### REQUEST:
In this exercise, print only the lines of the records below from the one with "Write a Python" through the one with "y_ticks = [0, 2, 4, 6, 8, 10, 12]", inclusive. Pictures are not part of the copy.

### RECORDS SHOWN:
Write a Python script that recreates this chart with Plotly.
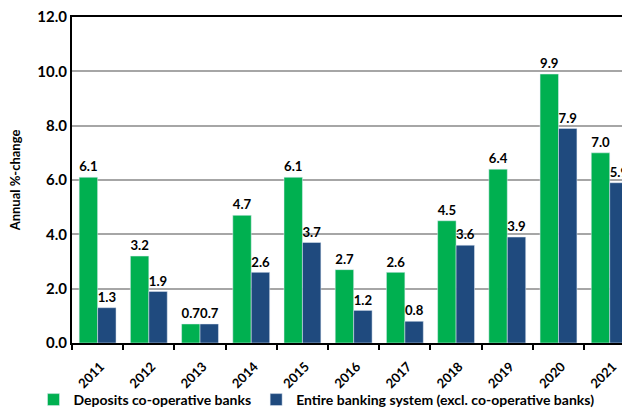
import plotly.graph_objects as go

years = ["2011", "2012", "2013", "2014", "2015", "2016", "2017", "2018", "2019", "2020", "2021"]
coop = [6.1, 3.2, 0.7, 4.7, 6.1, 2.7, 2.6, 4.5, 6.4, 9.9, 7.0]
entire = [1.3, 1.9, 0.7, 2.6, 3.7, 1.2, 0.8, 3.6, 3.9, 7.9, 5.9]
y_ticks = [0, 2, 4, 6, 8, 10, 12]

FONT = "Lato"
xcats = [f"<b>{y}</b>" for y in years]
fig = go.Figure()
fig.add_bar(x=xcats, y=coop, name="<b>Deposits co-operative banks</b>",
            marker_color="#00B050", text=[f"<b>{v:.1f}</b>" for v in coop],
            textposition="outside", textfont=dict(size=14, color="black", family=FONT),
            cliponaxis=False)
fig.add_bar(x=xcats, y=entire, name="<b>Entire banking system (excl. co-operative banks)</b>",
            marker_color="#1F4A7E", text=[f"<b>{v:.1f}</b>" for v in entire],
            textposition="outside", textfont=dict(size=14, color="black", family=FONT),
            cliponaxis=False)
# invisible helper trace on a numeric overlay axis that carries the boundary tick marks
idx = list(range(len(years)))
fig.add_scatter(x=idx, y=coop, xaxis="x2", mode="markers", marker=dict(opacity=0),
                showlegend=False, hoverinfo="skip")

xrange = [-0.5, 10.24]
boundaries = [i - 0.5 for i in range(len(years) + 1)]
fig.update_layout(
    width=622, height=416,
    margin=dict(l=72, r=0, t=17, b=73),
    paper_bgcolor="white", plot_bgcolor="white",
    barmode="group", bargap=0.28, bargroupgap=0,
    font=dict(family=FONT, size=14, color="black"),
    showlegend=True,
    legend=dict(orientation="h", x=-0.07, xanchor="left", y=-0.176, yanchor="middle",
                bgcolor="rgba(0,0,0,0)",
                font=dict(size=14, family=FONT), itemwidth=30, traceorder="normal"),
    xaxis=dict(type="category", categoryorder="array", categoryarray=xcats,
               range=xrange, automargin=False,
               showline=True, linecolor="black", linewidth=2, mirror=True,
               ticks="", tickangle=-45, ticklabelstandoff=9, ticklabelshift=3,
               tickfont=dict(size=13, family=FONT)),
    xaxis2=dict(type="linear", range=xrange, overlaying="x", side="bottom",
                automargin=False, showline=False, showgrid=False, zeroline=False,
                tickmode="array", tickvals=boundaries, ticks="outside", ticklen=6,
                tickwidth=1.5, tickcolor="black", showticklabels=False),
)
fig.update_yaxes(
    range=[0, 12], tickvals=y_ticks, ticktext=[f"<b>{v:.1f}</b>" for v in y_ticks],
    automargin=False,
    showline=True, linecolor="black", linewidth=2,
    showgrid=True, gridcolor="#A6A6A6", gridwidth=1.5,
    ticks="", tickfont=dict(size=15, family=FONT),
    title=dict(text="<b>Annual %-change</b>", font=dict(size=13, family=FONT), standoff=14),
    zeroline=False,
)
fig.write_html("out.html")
---
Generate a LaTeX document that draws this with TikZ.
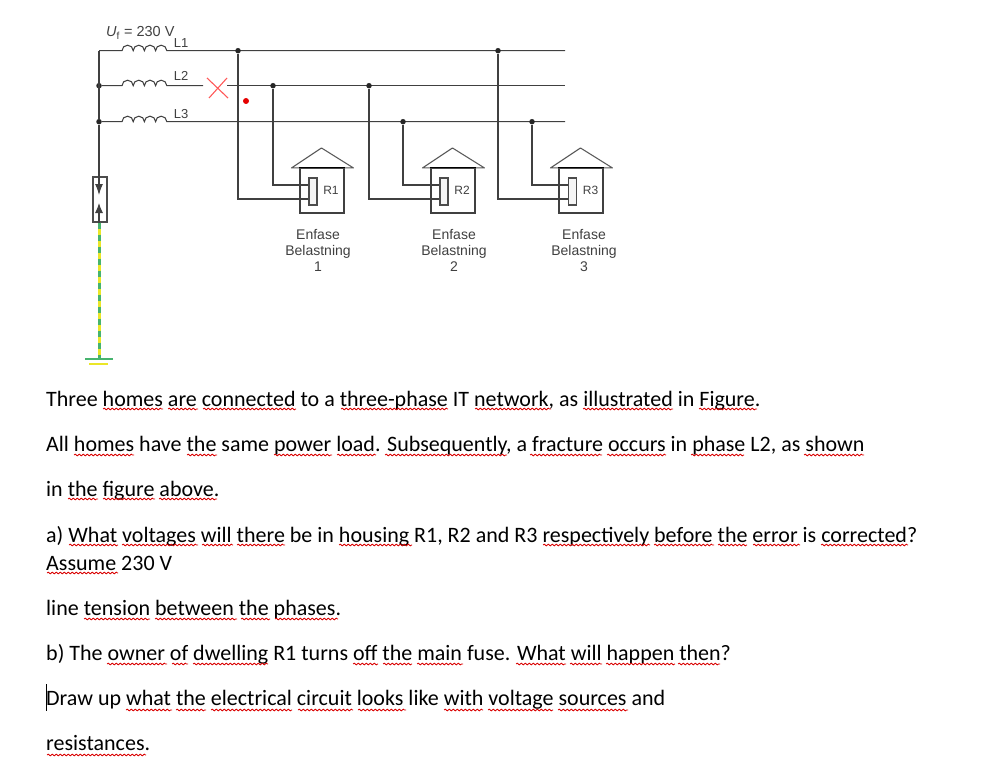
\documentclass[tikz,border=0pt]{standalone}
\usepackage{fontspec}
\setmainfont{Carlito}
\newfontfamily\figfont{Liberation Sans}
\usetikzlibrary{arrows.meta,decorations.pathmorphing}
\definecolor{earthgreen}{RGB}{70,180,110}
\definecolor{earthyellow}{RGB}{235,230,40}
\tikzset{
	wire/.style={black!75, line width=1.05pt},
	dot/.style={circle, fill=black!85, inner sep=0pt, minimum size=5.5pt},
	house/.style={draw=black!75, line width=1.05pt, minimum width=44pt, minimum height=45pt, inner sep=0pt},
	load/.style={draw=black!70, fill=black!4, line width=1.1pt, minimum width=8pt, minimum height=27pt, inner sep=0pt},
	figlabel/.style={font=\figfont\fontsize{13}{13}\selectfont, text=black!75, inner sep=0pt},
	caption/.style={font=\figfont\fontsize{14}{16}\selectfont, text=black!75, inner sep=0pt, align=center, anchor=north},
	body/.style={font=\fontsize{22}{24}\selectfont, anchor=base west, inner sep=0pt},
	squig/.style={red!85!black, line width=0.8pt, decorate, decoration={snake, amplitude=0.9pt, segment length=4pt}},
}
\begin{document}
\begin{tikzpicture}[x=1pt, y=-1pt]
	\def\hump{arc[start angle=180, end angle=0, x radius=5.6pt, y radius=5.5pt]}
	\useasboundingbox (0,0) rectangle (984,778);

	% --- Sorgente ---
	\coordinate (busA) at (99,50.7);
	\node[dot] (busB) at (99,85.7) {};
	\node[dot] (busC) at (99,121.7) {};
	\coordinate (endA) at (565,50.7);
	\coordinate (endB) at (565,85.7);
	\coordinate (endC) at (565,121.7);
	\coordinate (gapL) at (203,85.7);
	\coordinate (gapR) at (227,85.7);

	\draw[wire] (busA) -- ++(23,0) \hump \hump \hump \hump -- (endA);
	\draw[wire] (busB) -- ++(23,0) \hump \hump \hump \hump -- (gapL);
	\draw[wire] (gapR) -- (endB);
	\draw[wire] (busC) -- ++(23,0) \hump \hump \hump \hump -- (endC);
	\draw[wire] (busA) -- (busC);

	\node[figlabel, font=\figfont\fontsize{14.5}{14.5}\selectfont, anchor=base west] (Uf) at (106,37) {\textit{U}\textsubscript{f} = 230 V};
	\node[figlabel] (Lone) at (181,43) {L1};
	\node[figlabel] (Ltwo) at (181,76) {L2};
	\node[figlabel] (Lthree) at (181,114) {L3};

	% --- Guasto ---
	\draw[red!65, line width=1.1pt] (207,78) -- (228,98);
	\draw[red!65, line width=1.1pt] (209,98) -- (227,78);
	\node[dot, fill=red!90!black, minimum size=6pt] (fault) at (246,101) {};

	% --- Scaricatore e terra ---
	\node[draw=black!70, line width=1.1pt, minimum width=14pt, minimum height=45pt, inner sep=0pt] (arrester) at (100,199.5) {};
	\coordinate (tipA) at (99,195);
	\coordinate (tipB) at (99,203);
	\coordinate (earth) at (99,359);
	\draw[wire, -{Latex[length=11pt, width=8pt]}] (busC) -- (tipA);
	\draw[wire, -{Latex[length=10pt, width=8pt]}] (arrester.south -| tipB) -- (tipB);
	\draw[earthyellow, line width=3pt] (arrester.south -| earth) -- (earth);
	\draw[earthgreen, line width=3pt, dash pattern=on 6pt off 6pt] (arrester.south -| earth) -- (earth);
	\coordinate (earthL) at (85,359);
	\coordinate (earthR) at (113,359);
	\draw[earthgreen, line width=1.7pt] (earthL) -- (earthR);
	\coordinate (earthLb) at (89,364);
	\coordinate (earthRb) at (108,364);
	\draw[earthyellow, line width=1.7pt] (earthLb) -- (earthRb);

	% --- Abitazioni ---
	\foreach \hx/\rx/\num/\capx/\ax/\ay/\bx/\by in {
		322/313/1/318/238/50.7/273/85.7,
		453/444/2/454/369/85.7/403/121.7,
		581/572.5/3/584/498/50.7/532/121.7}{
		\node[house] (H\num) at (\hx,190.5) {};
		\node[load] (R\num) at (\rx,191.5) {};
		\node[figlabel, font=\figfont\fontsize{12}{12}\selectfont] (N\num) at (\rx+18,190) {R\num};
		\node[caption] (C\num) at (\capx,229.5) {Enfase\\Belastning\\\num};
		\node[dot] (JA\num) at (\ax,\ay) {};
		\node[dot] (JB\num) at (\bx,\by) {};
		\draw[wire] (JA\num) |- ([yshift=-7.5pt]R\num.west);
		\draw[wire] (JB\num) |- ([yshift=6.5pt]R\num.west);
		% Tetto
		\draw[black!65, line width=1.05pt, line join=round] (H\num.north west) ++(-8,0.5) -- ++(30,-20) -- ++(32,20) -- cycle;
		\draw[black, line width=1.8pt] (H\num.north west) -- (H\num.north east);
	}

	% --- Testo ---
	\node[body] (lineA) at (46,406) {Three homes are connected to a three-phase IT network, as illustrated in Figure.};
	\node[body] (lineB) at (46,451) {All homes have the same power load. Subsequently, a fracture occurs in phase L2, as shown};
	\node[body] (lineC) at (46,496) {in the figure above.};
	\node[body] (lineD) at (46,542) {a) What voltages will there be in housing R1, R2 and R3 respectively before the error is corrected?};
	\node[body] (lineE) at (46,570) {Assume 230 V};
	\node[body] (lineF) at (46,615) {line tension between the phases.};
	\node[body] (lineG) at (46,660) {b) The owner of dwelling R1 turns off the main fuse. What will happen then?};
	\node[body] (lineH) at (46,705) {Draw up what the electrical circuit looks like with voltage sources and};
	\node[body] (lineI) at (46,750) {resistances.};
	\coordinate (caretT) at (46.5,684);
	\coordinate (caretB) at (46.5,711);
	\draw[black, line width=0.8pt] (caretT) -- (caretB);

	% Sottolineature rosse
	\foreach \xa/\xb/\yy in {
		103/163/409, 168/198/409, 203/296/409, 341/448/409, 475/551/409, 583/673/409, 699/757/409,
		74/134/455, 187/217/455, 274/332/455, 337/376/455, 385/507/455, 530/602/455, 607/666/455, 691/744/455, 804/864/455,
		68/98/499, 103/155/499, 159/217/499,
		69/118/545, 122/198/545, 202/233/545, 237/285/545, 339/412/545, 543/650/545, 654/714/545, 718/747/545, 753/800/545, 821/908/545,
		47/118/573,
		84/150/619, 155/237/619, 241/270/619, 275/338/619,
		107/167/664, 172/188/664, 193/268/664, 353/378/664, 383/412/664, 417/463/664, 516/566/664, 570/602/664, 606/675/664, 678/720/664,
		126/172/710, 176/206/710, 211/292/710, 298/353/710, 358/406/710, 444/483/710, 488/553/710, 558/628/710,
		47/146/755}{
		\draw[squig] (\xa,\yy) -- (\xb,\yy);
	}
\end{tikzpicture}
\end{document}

### THE RESPONSE:
Write a Python script that recreates this chart with Plotly.
import plotly.graph_objects as go

years = ["2011", "2012", "2013", "2014", "2015", "2016", "2017", "2018", "2019", "2020", "2021"]
coop = [6.1, 3.2, 0.7, 4.7, 6.1, 2.7, 2.6, 4.5, 6.4, 9.9, 7.0]
entire = [1.3, 1.9, 0.7, 2.6, 3.7, 1.2, 0.8, 3.6, 3.9, 7.9, 5.9]
y_ticks = [0, 2, 4, 6, 8, 10, 12]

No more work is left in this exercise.